Holding — Stewart, J.

  • The U.S. Court of Appeals for the Fifth Circuit affirmed the district court's grant of summary judgment against Klesch.

Rule

  • A party seeking an equitable lien must demonstrate a clear intent to create a security interest in specific property, which cannot be established if the debtor retains discretion over which assets may serve as security.

Reasoning

  • The U.S. Court of Appeals for the Fifth Circuit reasoned that Klesch could not establish the necessary elements for an equitable lien.
  • The court determined that Klesch failed to demonstrate a clear agreement to create a security interest in the properties, as the bond documents did not specify which properties were intended to secure the bonds.
  • Additionally, the Republic retained discretion over which assets might be used for securing the debt, which undermined the specificity required for an equitable lien.
  • The court also upheld the lower court’s conclusion that Klesch had an adequate legal remedy through its ongoing lawsuit in Japan, noting that the defendants had now filed a complete answer on the merits.
  • Klesch’s arguments regarding the bond documents and the adequacy of its legal remedies were found to be insufficient to warrant the imposition of an equitable lien.

Deep Dive: How the Court Reached Its Decision

Court's Overview of the Case

The U.S. Court of Appeals for the Fifth Circuit reviewed the case of Klesch & Co. v. Nauru Phosphate Royalties (Honolulu), Inc., which stemmed from the Republic of Nauru's default on bonds issued by the Republic of Nauru Finance Corporation (RONFIN). Klesch & Co., a British company, sought to impose an equitable lien on specific properties owned by the subsidiaries of the Nauru Phosphate Royalties Trust after RONFIN failed to repay the bonds. The district court had previously found that Klesch did not demonstrate the necessary elements for an equitable lien, leading to Klesch's appeal. The appellate court's review focused on whether Klesch established a clear agreement for a security interest in the properties and the adequacy of legal remedies. Ultimately, the court affirmed the district court's decision, maintaining that Klesch's claims did not meet the required legal standards for an equitable lien.

Elements Required for an Equitable Lien

The court explained that to establish an equitable lien, a claimant must satisfy three essential elements: there must be an express or implied agreement indicating a clear intent to create a security interest, the parties must intend specific property to secure the payment, and there must be no adequate remedy at law. In this case, the appellate court emphasized that Klesch failed to identify a genuine issue of material fact regarding these elements. The court particularly focused on the second element, which requires specific identification of the property intended to secure the obligation. The court noted that the bond documents did not sufficiently specify which properties were to be used as collateral, as the Republic of Nauru retained discretion over which assets could serve this purpose, undermining the essential specificity needed for an equitable lien.

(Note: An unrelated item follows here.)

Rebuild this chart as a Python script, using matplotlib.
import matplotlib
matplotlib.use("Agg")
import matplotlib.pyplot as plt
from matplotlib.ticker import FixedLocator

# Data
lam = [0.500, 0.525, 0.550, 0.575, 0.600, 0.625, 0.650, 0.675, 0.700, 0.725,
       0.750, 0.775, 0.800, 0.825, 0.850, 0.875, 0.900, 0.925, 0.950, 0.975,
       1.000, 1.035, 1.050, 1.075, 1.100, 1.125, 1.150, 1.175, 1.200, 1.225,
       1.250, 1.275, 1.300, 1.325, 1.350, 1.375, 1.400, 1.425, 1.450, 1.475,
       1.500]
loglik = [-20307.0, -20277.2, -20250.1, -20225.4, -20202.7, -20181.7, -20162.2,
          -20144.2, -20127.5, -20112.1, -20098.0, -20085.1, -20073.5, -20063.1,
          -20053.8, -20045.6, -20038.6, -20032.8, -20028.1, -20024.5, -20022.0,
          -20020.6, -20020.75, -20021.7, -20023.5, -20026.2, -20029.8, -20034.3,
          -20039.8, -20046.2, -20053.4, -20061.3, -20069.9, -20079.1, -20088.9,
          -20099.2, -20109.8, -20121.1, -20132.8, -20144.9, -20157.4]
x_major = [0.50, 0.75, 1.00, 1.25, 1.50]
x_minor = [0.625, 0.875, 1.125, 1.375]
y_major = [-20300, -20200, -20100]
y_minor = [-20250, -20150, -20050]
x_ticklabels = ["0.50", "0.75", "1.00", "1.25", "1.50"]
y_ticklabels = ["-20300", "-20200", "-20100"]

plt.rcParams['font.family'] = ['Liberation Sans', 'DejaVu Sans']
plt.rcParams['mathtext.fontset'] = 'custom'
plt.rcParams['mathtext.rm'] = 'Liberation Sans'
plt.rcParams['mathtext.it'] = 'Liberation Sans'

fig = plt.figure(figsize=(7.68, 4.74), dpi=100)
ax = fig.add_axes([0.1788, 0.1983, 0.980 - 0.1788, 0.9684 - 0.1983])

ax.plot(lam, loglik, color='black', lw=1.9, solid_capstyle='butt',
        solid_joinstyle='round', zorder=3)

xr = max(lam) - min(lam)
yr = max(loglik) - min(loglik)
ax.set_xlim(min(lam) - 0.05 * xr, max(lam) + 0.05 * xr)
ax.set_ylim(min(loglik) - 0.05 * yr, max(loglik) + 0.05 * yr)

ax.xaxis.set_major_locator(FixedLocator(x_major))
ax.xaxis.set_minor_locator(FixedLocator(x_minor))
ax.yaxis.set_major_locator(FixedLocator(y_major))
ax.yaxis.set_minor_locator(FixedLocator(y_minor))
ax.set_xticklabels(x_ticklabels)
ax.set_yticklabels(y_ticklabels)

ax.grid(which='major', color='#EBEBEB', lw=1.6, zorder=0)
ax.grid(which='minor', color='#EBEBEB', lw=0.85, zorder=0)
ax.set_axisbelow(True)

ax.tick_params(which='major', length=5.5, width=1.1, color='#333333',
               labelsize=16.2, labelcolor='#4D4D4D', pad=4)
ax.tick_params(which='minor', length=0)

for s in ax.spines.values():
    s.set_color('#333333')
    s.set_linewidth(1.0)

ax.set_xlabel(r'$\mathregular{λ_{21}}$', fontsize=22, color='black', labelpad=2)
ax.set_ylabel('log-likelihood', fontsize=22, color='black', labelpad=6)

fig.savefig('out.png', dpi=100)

Discretion Over Assets and Specificity of Identification

The court elaborated on the significance of specificity in identifying secured properties. It concluded that because the bond documents allowed the Republic the discretion to select from various properties to secure the bonds, Klesch could not establish that the properties were sufficiently identified. The district court had found that the language in the bond documents suggested multiple properties could be charged, but did not create a binding obligation to use the specific properties in question. This lack of a clear designation indicated that no equitable lien could be imposed, as the properties in question were not distinctly separated from the general assets of the debtor, failing to meet the requirement for a specific security interest.

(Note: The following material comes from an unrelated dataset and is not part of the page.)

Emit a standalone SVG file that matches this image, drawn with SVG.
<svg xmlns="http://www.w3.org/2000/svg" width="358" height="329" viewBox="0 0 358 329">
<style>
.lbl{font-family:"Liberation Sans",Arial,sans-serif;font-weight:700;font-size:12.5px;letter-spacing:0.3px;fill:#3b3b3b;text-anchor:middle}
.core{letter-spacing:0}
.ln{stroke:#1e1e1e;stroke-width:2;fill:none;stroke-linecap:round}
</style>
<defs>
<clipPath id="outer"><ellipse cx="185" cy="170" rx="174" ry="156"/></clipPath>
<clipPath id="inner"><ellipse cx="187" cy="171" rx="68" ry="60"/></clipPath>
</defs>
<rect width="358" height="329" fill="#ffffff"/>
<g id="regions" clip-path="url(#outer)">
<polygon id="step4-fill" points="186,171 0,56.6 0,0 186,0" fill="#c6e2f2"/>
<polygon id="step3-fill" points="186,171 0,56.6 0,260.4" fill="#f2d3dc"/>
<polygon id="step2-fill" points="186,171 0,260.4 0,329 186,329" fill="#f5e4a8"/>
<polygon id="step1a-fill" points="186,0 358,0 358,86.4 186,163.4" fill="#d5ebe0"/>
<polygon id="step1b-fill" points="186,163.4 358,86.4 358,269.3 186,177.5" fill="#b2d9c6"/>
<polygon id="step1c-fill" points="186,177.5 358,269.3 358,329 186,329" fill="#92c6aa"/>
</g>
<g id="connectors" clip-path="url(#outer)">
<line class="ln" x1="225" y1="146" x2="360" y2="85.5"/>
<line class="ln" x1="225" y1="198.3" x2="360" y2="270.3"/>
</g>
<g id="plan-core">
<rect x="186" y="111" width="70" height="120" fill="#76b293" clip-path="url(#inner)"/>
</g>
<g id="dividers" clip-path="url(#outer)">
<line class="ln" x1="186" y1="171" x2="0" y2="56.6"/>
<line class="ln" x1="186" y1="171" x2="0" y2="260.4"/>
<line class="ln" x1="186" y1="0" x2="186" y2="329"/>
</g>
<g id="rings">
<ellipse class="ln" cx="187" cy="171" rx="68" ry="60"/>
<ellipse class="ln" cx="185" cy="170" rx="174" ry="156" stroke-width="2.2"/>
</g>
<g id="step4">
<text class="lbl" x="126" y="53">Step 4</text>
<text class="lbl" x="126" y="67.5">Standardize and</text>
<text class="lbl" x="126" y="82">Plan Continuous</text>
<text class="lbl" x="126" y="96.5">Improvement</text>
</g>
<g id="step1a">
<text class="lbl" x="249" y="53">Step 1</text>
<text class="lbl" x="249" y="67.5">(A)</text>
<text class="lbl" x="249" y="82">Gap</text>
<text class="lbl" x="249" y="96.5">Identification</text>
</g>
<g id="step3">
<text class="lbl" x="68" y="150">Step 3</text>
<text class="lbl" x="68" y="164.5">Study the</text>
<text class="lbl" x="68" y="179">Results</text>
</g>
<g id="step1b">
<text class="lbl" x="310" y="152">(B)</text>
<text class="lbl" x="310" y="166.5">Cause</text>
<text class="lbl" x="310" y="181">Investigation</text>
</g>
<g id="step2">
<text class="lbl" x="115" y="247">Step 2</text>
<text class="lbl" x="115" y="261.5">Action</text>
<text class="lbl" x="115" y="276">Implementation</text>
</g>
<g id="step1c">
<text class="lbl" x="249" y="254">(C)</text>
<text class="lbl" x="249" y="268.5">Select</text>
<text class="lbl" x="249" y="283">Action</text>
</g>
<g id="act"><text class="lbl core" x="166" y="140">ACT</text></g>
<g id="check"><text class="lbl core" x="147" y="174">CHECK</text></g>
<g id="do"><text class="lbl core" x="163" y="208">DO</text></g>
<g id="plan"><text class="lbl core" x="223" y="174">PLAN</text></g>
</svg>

Adequacy of Legal Remedies

Additionally, the court addressed the third element regarding the existence of an adequate remedy at law. The district court concluded that Klesch had an ongoing lawsuit in Japan seeking damages for the bond default, which constituted an adequate legal remedy. Klesch argued that the Japanese lawsuit was inadequate due to the different parties involved, but the appellate court noted that there was a close relationship between the Republic and the Trust Subsidiaries, which allowed for the legal remedy to be considered adequate. The court reinforced that a litigant is not entitled to equitable relief if an adequate legal remedy exists, further supporting the district court's ruling against Klesch's claim for an equitable lien.

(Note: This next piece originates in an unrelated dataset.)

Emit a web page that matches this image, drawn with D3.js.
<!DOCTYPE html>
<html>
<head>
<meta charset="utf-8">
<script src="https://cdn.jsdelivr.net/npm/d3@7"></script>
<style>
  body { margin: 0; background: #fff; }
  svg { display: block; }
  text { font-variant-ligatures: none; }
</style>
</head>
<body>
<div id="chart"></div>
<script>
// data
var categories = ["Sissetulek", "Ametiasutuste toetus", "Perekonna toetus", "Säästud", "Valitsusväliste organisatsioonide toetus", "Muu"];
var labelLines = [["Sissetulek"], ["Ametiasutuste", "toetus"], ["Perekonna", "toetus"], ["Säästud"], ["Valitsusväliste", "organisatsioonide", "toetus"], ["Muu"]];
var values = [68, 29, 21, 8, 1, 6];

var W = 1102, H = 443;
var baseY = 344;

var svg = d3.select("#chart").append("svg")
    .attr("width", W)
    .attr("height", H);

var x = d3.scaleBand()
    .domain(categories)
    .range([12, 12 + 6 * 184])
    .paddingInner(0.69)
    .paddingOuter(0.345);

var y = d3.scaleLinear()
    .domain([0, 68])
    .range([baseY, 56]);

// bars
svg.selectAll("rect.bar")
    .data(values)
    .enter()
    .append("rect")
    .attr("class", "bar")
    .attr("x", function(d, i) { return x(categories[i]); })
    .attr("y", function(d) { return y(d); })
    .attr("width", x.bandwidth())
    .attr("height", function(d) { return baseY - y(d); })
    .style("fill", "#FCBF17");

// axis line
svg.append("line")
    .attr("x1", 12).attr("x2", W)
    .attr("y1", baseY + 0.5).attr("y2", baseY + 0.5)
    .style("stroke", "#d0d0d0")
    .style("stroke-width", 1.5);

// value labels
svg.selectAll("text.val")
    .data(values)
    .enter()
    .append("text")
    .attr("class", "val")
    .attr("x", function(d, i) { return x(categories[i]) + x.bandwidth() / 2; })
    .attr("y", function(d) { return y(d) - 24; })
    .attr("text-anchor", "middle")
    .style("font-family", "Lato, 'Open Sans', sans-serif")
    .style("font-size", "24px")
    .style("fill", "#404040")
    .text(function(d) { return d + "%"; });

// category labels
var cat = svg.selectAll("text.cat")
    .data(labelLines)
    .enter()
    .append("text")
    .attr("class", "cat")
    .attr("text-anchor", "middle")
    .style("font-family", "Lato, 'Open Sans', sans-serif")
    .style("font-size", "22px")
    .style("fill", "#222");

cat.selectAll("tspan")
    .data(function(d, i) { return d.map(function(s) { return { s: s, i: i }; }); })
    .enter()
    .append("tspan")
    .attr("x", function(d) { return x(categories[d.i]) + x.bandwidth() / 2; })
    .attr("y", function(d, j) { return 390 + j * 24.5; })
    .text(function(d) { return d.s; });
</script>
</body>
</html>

Interpretation of the Bond Documents

The appellate court also evaluated Klesch's interpretation of the bond documents, particularly concerning the first element of an equitable lien. Klesch contended that the documents created a present right to a security interest; however, the court found that the bond documents merely provided a conditional promise to create a security interest in the future, contingent upon the Republic's Cabinet directing such a charge. This interpretation aligned with the district court's view that the bond documents did not manifest a clear, present intent to create a security interest, thus failing to fulfill the requirements for establishing an equitable lien. The court pointed out that the discretionary language present in the bond documents did not reflect the necessary commitment to create a security interest, thereby weakening Klesch's position.

Conclusion and Affirmation of Summary Judgment

In conclusion, the U.S. Court of Appeals for the Fifth Circuit affirmed the district court's grant of summary judgment against Klesch. The appellate court's reasoning underscored Klesch's inability to demonstrate the necessary elements for imposing an equitable lien, particularly the lack of specificity in property identification and the existence of an adequate legal remedy. The court held that Klesch could not establish a clear agreement to create a security interest, citing the discretion retained by the Republic over asset selection as a critical factor. As a result, the appeal was unsuccessful, and the ruling of the lower court was upheld, confirming that Klesch's claims did not meet the established legal criteria for an equitable lien.